An internal combustion engine converts fuel into mechanical power, and the specific arrangement of its cylinders, known as the engine layout, dictates much of its character, size, and application. This physical configuration is a foundational design choice that influences everything from a vehicle’s handling dynamics to its manufacturing cost. The inline engine, often abbreviated as an I-engine, represents one of the oldest and most enduring cylinder arrangements in automotive history. This design is characterized by a distinctive simplicity and has evolved over a century to power a vast range of vehicles, from small economy cars to heavy-duty trucks. This analysis will focus specifically on the mechanics, common variations, and engineering compromises inherent to the inline engine configuration.
Defining the Inline Engine Layout
The defining characteristic of an inline engine is the arrangement of all its cylinders in a single, straight row along a common engine block.
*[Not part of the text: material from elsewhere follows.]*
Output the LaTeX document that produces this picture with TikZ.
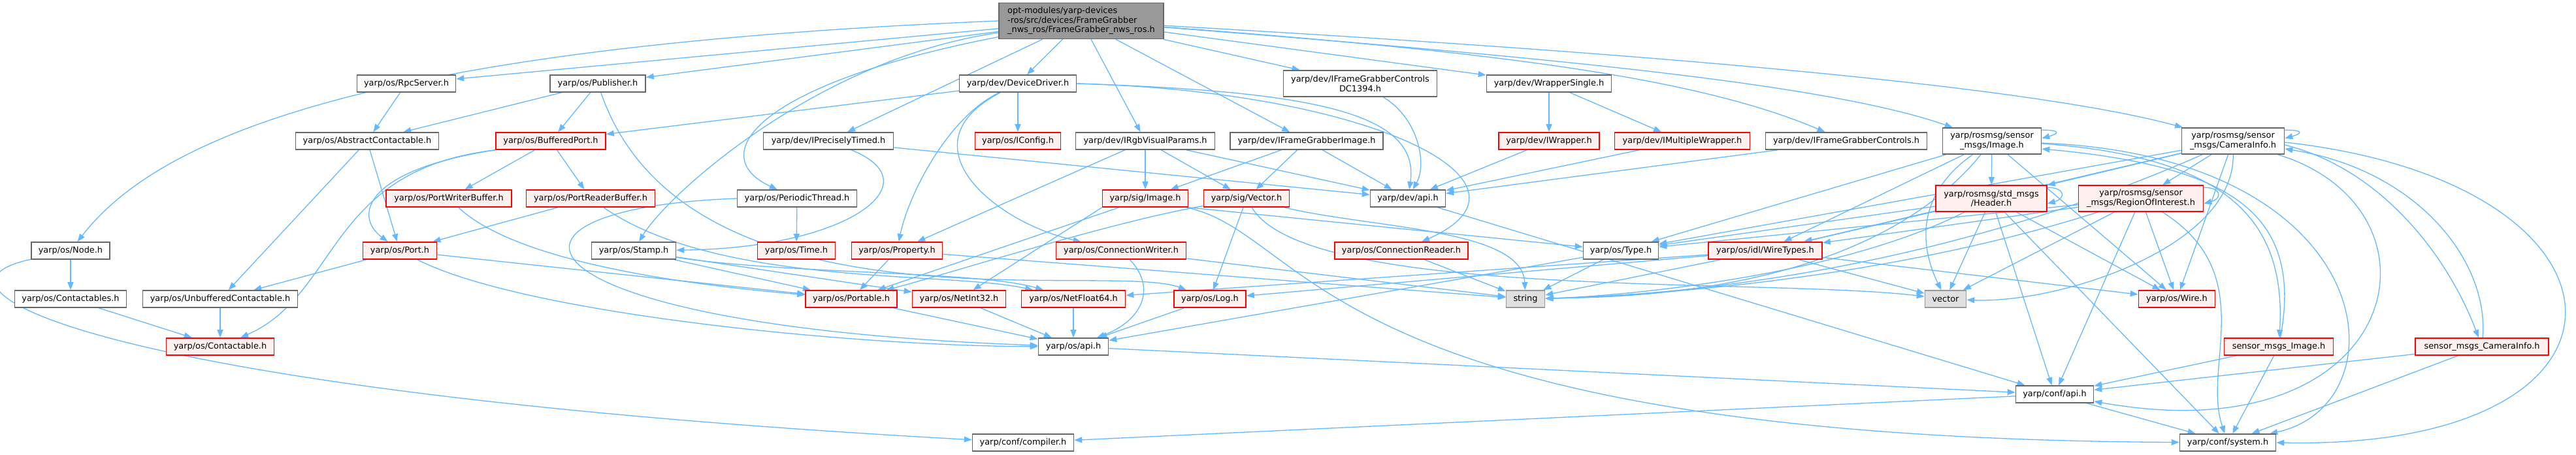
\documentclass[tikz,border=0pt]{standalone}
\usepackage{fontspec}
\setmainfont{DejaVu Sans}
\usepackage{xcolor}
\usepackage{tikz}
\usetikzlibrary{arrows.meta}
\definecolor{edgeblue}{HTML}{63B8FF}
\definecolor{boxgray}{HTML}{666666}
\definecolor{rootfill}{HTML}{999999}
\definecolor{redfill}{HTML}{FFF0F0}
\definecolor{sysfill}{HTML}{E0E0E0}
\definecolor{sysdraw}{HTML}{999999}
\pgfdeclarelayer{background}
\pgfsetlayers{background,main}

\begin{document}
\begin{tikzpicture}[x=0.5pt, y=-0.5pt,
  every node/.style={font=\fontsize{6.45pt}{7.3pt}\selectfont, inner sep=0pt, align=center, minimum height=13pt, line width=0.8pt},
  hfile/.style={draw=boxgray, fill=white},
  hroot/.style={draw=boxgray, fill=rootfill, align=left, minimum height=27.5pt},
  hred/.style={draw=red, fill=redfill},
  hsys/.style={draw=sysdraw, fill=sysfill},
  tall/.style={minimum height=20pt},
  dep/.style={draw=edgeblue, line width=0.65pt, -{Triangle[length=6pt,width=4.5pt]}}]
\useasboundingbox (0,0) rectangle (3943,696);

% root file
\node[hroot, minimum width=126pt] (root) at (1655,32) {opt-modules/yarp-devices\\-ros/src/devices/FrameGrabber\\\_nws\_ros/FrameGrabber\_nws\_ros.h};

% first level
\node[hfile, minimum width=75.5pt] (rpc) at (622,128) {yarp/os/RpcServer.h};
\node[hfile, minimum width=73pt] (pub) at (915,128) {yarp/os/Publisher.h};
\node[hfile, minimum width=89.5pt] (ddrv) at (1558,128) {yarp/dev/DeviceDriver.h};
\node[hfile, tall, minimum width=117.5pt] (dc1394) at (2082,128) {yarp/dev/IFrameGrabberControls\\DC1394.h};
\node[hfile, minimum width=95.5pt] (wsingle) at (2371,128) {yarp/dev/WrapperSingle.h};

\node[hfile, minimum width=109.5pt] (abscont) at (562,216) {yarp/os/AbstractContactable.h};
\node[hred, minimum width=84pt] (bport) at (843,216) {yarp/os/BufferedPort.h};
\node[hfile, minimum width=99.5pt] (iptimed) at (1268,216) {yarp/dev/IPreciselyTimed.h};
\node[hred, minimum width=65.5pt] (iconfig) at (1558,216) {yarp/os/IConfig.h};
\node[hfile, minimum width=106.5pt] (irgb) at (1753,216) {yarp/dev/IRgbVisualParams.h};
\node[hfile, minimum width=117pt] (ifgimg) at (2000,216) {yarp/dev/IFrameGrabberImage.h};
\node[hred, minimum width=77pt] (iwrapper) at (2371,216) {yarp/dev/IWrapper.h};
\node[hred, minimum width=103.5pt] (imwrapper) at (2575,216) {yarp/dev/IMultipleWrapper.h};
\node[hfile, minimum width=123.5pt] (ifgctrl) at (2826,216) {yarp/dev/IFrameGrabberControls.h};
\node[hfile, tall, minimum width=75.5pt] (rimage) at (3049,216) {yarp/rosmsg/sensor\\\_msgs/Image.h};
\node[hfile, tall, minimum width=78.5pt] (rcaminfo) at (3418,216) {yarp/rosmsg/sensor\\\_msgs/CameraInfo.h};

\node[hred, minimum width=96pt] (pwbuf) at (687,304) {yarp/os/PortWriterBuffer.h};
\node[hred, minimum width=98.5pt] (prbuf) at (904,304) {yarp/os/PortReaderBuffer.h};
\node[hfile, minimum width=91.5pt] (pthread) at (1220,304) {yarp/os/PeriodicThread.h};
\node[hred, minimum width=65.5pt] (image) at (1753,304) {yarp/sig/Image.h};
\node[hred, minimum width=65.5pt] (sigvec) at (1908,304) {yarp/sig/Vector.h};
\node[hfile, minimum width=57.5pt] (devapi) at (2155,304) {yarp/dev/api.h};
\node[hred, tall, minimum width=85pt] (hdr) at (3048,304) {yarp/rosmsg/std\_msgs\\/Header.h};
\node[hred, tall, minimum width=95.5pt] (roi) at (3277,304) {yarp/rosmsg/sensor\\\_msgs/RegionOfInterest.h};

\node[hfile, minimum width=60pt] (node) at (108,384) {yarp/os/Node.h};
\node[hred, minimum width=56.5pt] (port) at (612,384) {yarp/os/Port.h};
\node[hfile, minimum width=64.5pt] (stamp) at (970,384) {yarp/os/Stamp.h};
\node[hred, minimum width=59.5pt] (time) at (1219,384) {yarp/os/Time.h};
\node[hred, minimum width=69.5pt] (property) at (1373,384) {yarp/os/Property.h};
\node[hred, minimum width=99.5pt] (connwriter) at (1716,384) {yarp/os/ConnectionWriter.h};
\node[hred, minimum width=102pt] (connreader) at (2145,384) {yarp/os/ConnectionReader.h};
\node[hfile, minimum width=57.5pt] (type) at (2481,384) {yarp/os/Type.h};
\node[hred, minimum width=87pt] (wiretypes) at (2702,384) {yarp/os/idl/WireTypes.h};

\node[hfile, minimum width=85.5pt] (contacts) at (108,458) {yarp/os/Contactables.h};
\node[hfile, minimum width=118.5pt] (unbuf) at (337,458) {yarp/os/UnbufferedContactable.h};
\node[hred, minimum width=70pt] (portable) at (1303,458) {yarp/os/Portable.h};
\node[hred, minimum width=71.5pt] (netint) at (1468,458) {yarp/os/NetInt32.h};
\node[hred, minimum width=79.5pt] (netfloat) at (1643,458) {yarp/os/NetFloat64.h};
\node[hred, minimum width=55pt] (log) at (1852,458) {yarp/os/Log.h};
\node[hsys, minimum width=29.5pt] (string) at (2335,458) {string};
\node[hsys, minimum width=31.5pt] (vector) at (2978,458) {vector};
\node[hred, minimum width=58.5pt] (wire) at (3332,458) {yarp/os/Wire.h};

\node[hred, minimum width=82.5pt] (contact) at (337,531) {yarp/os/Contactable.h};
\node[hfile, minimum width=53.5pt] (osapi) at (1643,531) {yarp/os/api.h};
\node[hred, minimum width=83.5pt] (smimage) at (3488,531) {sensor\_msgs\_Image.h};
\node[hred, minimum width=102pt] (smcaminfo) at (3799,531) {sensor\_msgs\_CameraInfo.h};

\node[hfile, minimum width=59.5pt] (confapi) at (3145,604) {yarp/conf/api.h};
\node[hfile, minimum width=77.5pt] (compiler) at (1566,678) {yarp/conf/compiler.h};
\node[hfile, minimum width=73.5pt] (system) at (3410,678) {yarp/conf/system.h};

\begin{pgfonlayer}{background}
% from the root
\draw[dep] (root.west) .. controls (600,70) and (250,200) .. (node);
\draw[dep] (root) -- (rpc);
\draw[dep] (root) -- (pub);
\draw[dep] (root) -- (ddrv);
\draw[dep] (root) -- (iptimed);
\draw[dep] (root) .. controls (1150,130) and (1080,240) .. (pthread);
\draw[dep] (root) .. controls (1250,90) and (1020,300) .. (stamp);
\draw[dep] (root) -- (irgb);
\draw[dep] (root) -- (ifgimg);
\draw[dep] (root) -- (dc1394);
\draw[dep] (root) -- (wsingle);
\draw[dep] (root) .. controls (2300,80) and (2600,120) .. (ifgctrl);
\draw[dep] (root) .. controls (2400,90) and (2800,130) .. (rimage);
\draw[dep] (root) .. controls (2500,80) and (3100,130) .. (rcaminfo);

% os ports
\draw[dep] (rpc) -- (abscont);
\draw[dep] (pub) -- (abscont);
\draw[dep] (pub) -- (bport);
\draw[dep] (pub) .. controls (1050,520) and (1700,400) .. (log);
\draw[dep] (abscont) -- (unbuf);
\draw[dep] (abscont) -- (port);
\draw[dep] (bport.south west) .. controls (560,260) and (540,330) .. (port);
\draw[dep] (bport.south west) .. controls (500,260) and (520,450) .. (contact);
\draw[dep] (bport) -- (pwbuf);
\draw[dep] (bport) -- (prbuf);
\draw[dep] (pwbuf) .. controls (800,410) and (1100,440) .. (portable);
\draw[dep] (prbuf) -- (port);
\draw[dep] (prbuf) .. controls (1100,440) and (1450,415) .. (netfloat);
\draw[dep] (port) -- (unbuf);
\draw[dep] (port) -- (portable);
\draw[dep] (port) .. controls (800,480) and (1300,530) .. (osapi);
\draw[dep] (node) -- (contacts);
\draw[dep] (node) .. controls (-150,440) and (150,600) .. (compiler);
\draw[dep] (contacts) -- (contact);
\draw[dep] (unbuf) -- (contact);

% devices
\draw[dep] (ddrv) -- (iconfig);
\draw[dep] (ddrv) -- (bport);
\draw[dep] (ddrv) .. controls (1450,180) and (1390,300) .. (property);
\draw[dep] (ddrv) .. controls (1380,220) and (1520,340) .. (connwriter);
\draw[dep] (ddrv.east) .. controls (2000,140) and (2175,170) .. (devapi);
\draw[dep] (ddrv.east) .. controls (2100,140) and (2380,280) .. (connreader);
\draw[dep] (iptimed) .. controls (1430,280) and (1300,380) .. (stamp);
\draw[dep] (iptimed) -- (devapi);
\draw[dep] (pthread) -- (time);
\draw[dep] (pthread.west) .. controls (700,320) and (780,500) .. (osapi);
\draw[dep] (irgb) -- (property);
\draw[dep] (irgb) -- (image);
\draw[dep] (irgb) -- (sigvec);
\draw[dep] (irgb) -- (devapi);
\draw[dep] (ifgimg) -- (image);
\draw[dep] (ifgimg) -- (sigvec);
\draw[dep] (ifgimg) -- (devapi);
\draw[dep] (dc1394) .. controls (2170,180) and (2185,250) .. (devapi);
\draw[dep] (wsingle) -- (iwrapper);
\draw[dep] (wsingle) -- (imwrapper);
\draw[dep] (iwrapper) -- (devapi);
\draw[dep] (imwrapper) -- (devapi);
\draw[dep] (ifgctrl) -- (devapi);

% lower os and sig headers
\draw[dep] (stamp) -- (portable);
\draw[dep] (stamp) -- (netint);
\draw[dep] (stamp) .. controls (1200,420) and (1500,415) .. (netfloat);
\draw[dep] (property) -- (portable);
\draw[dep] (property) -- (string);
\draw[dep] (image.south west) -- (netint);
\draw[dep] (image) -- (portable);
\draw[dep] (image.south east) -- (type);
\draw[dep] (image) .. controls (2010,360) and (2010,670) .. (system);
\draw[dep] (sigvec) .. controls (1700,340) and (1450,420) .. (portable);
\draw[dep] (sigvec) -- (log);
\draw[dep] (sigvec) .. controls (2100,350) and (2330,350) .. (string);
\draw[dep] (sigvec) .. controls (2000,460) and (2700,425) .. (vector);
\draw[dep] (connwriter) .. controls (1770,440) and (1750,490) .. (osapi);
\draw[dep] (connwriter) -- (string);
\draw[dep] (connreader) -- (string);
\draw[dep] (type) -- (string);
\draw[dep] (type) -- (osapi);
\draw[dep] (portable) -- (osapi);
\draw[dep] (netint) -- (osapi);
\draw[dep] (netfloat) -- (osapi);
\draw[dep] (log) -- (osapi);
\draw[dep] (osapi) -- (confapi);
\draw[dep] (devapi) -- (confapi);
\draw[dep] (confapi) -- (compiler);
\draw[dep] (confapi) -- (system);
\draw[dep] (wiretypes) -- (vector);
\draw[dep] (wiretypes) -- (wire);
\draw[dep] (wiretypes) -- (log);
\draw[dep] (wiretypes) -- (string);
\draw[dep] (wiretypes) -- (netfloat);

% rosmsg image
\draw[dep] (rimage) -- (hdr);
\draw[dep] ([yshift=-2pt]rimage.north east) .. controls +(14pt,0pt) and +(14pt,4pt) .. ([yshift=2pt]rimage.east);
\draw[dep] ([yshift=-2pt]rimage.east) .. controls (3400,240) and (3500,330) .. (smimage);
\draw[dep] (smimage) .. controls (3525,330) and (3420,255) .. ([yshift=-6pt]rimage.east);
\draw[dep] (rimage) -- (wiretypes);
\draw[dep] (rimage) -- (type);
\draw[dep] (rimage) .. controls (2850,460) and (2450,455) .. (string);
\draw[dep] (rimage) .. controls (2930,300) and (2940,380) .. (vector);
\draw[dep] (rimage) -- (wire);
\draw[dep] (rimage) .. controls (3650,240) and (3680,620) .. (system);
\draw[dep] (smimage) -- (confapi);
\draw[dep] (smimage) -- (system);

% rosmsg header
\draw[dep] ([yshift=-2pt]hdr.north east) .. controls +(14pt,0pt) and +(14pt,4pt) .. ([yshift=-4pt]hdr.east);
\draw[dep] (hdr) -- (wiretypes);
\draw[dep] (hdr) -- (type);
\draw[dep] (hdr) .. controls (2800,430) and (2450,455) .. (string);
\draw[dep] (hdr) -- (vector);
\draw[dep] (hdr) -- (wire);
\draw[dep] (hdr) -- (confapi);
\draw[dep] (hdr) -- (system);

% rosmsg region of interest
\draw[dep] ([yshift=-2pt]roi.north east) .. controls +(14pt,0pt) and +(14pt,4pt) .. ([yshift=-4pt]roi.east);
\draw[dep] (roi) -- (wiretypes);
\draw[dep] (roi) -- (type);
\draw[dep] (roi) .. controls (2850,440) and (2450,455) .. (string);
\draw[dep] (roi) -- (vector);
\draw[dep] (roi) -- (wire);
\draw[dep] (roi) -- (confapi);
\draw[dep] (roi) .. controls (3460,420) and (3370,560) .. (system);

% rosmsg camera info
\draw[dep] ([yshift=-2pt]rcaminfo.north east) .. controls +(14pt,0pt) and +(14pt,4pt) .. ([yshift=2pt]rcaminfo.east);
\draw[dep] (rcaminfo) -- (roi);
\draw[dep] (rcaminfo) -- (hdr);
\draw[dep] (rcaminfo) -- (wiretypes);
\draw[dep] (rcaminfo) -- (type);
\draw[dep] (rcaminfo) .. controls (2900,445) and (2450,455) .. (string);
\draw[dep] (rcaminfo) .. controls (3420,380) and (3150,465) .. (vector);
\draw[dep] (rcaminfo) -- (wire);
\draw[dep] (rcaminfo) .. controls (3760,320) and (3680,700) .. (confapi);
\draw[dep] ([yshift=-1pt]rcaminfo.east) .. controls (4060,280) and (4080,690) .. (system.east);
\draw[dep] ([yshift=-3pt]rcaminfo.east) .. controls (3650,260) and (3750,400) .. (smcaminfo);
\draw[dep] (smcaminfo) .. controls (3810,400) and (3700,260) .. ([yshift=-6pt]rcaminfo.east);
\draw[dep] (smcaminfo) -- (confapi);
\draw[dep] (smcaminfo) -- (system);
\end{pgfonlayer}
\end{tikzpicture}
\end{document}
Each piston within this row drives a common crankshaft, which transforms the pistons’ linear up-and-down motion into rotational energy. This simple, linear architecture contributes to a compact engine width, making it highly adaptable for installation in modern engine bays where space across the vehicle is often limited.
A single cylinder head covers the entire bank of cylinders, which simplifies the valvetrain and the overall complexity compared to engines with multiple cylinder banks, such as V-configurations. While many inline engines are mounted vertically, a manufacturer may intentionally cant or slant the engine block, sometimes up to 45 degrees. This slanting, famously seen in historical “slant-six” designs, is primarily done to reduce the engine’s overall height, allowing it to fit beneath a lower hood line or to improve access for ancillary components like the intake or exhaust manifolds.
Common Inline Configurations
The inherent balance and smoothness of an inline engine depend heavily on the specific number of cylinders utilized. Engine engineers classify the vibration forces generated by the pistons’ reciprocating motion into primary (crankshaft speed) and secondary (twice crankshaft speed) forces. Managing these forces is what separates a smooth engine from a rough one.
The Inline-Four (I4) is the most common configuration due to its excellent packaging and low manufacturing cost, but it possesses an inherent secondary imbalance. This vibration occurs because the pistons accelerate faster at the top of their stroke than at the bottom, creating a vertical force that pulses at twice the speed of the crankshaft. To counteract this unavoidable shaking force, many modern I4 engines, especially those with larger displacements, incorporate two counter-rotating balance shafts. These shafts spin at twice the engine speed, using precisely weighted eccentric lobes to generate an opposing vertical force, effectively canceling out the secondary vibration.
The Inline-Six (I6) is widely recognized as the pinnacle of internal combustion engine smoothness because it achieves a near-perfect state of natural balance. This inherent stability occurs due to the arrangement of its six pistons and the 120-degree offset of its crank throws, which allows the primary and secondary forces to cancel each other out internally. As one set of pistons moves upward, an opposing set moves downward, creating a mirror image of forces that sum to zero. This equilibrium means the I6 can operate without the need for complex balance shafts, resulting in exceptional refinement that is often preferred for luxury and performance applications.
The Inline-Three (I3) has become popular in modern, downsized vehicles for its fuel efficiency and extreme compactness. However, the I3 configuration inherently suffers from both primary and secondary imbalances due to the odd number of cylinders and the resulting uneven firing intervals. To mitigate the resultant harsh vibrations, these engines rely on sophisticated engine mounts and often use a single balance shaft or specialized counterweights integrated into the crankshaft or flywheel.
Engineering Trade-offs
The inline engine layout presents a distinct set of physical trade-offs that influence vehicle design and manufacturing economics. The primary compromise relates to the engine’s dimensions, as an inline engine is notably narrower than a V-configuration but substantially longer, especially with six or more cylinders. This long, narrow shape dictates the engine’s placement, favoring a transverse (sideways) orientation in most front-wheel-drive cars to maximize passenger space.
The length of the I6, however, makes transverse mounting impractical in most vehicles, which is why it is typically found mounted longitudinally (front-to-back) in rear-wheel-drive platforms. This simpler, single-bank design also provides a significant financial and mechanical advantage, as manufacturing only requires one cylinder head and a less complex block casting compared to a V-engine. Fewer moving parts in the valvetrain and a streamlined assembly process generally translate to lower production costs and easier, less expensive maintenance over the life of the vehicle.
The single-bank design also simplifies the thermal management system, as the engine’s cooling passages and exhaust path only need to manage one row of cylinders. This straightforward arrangement allows for a more direct cooling circuit, which can be an advantage for consistent temperature control. The ease of access to components along the single side of the engine block further contributes to its reputation for straightforward serviceability.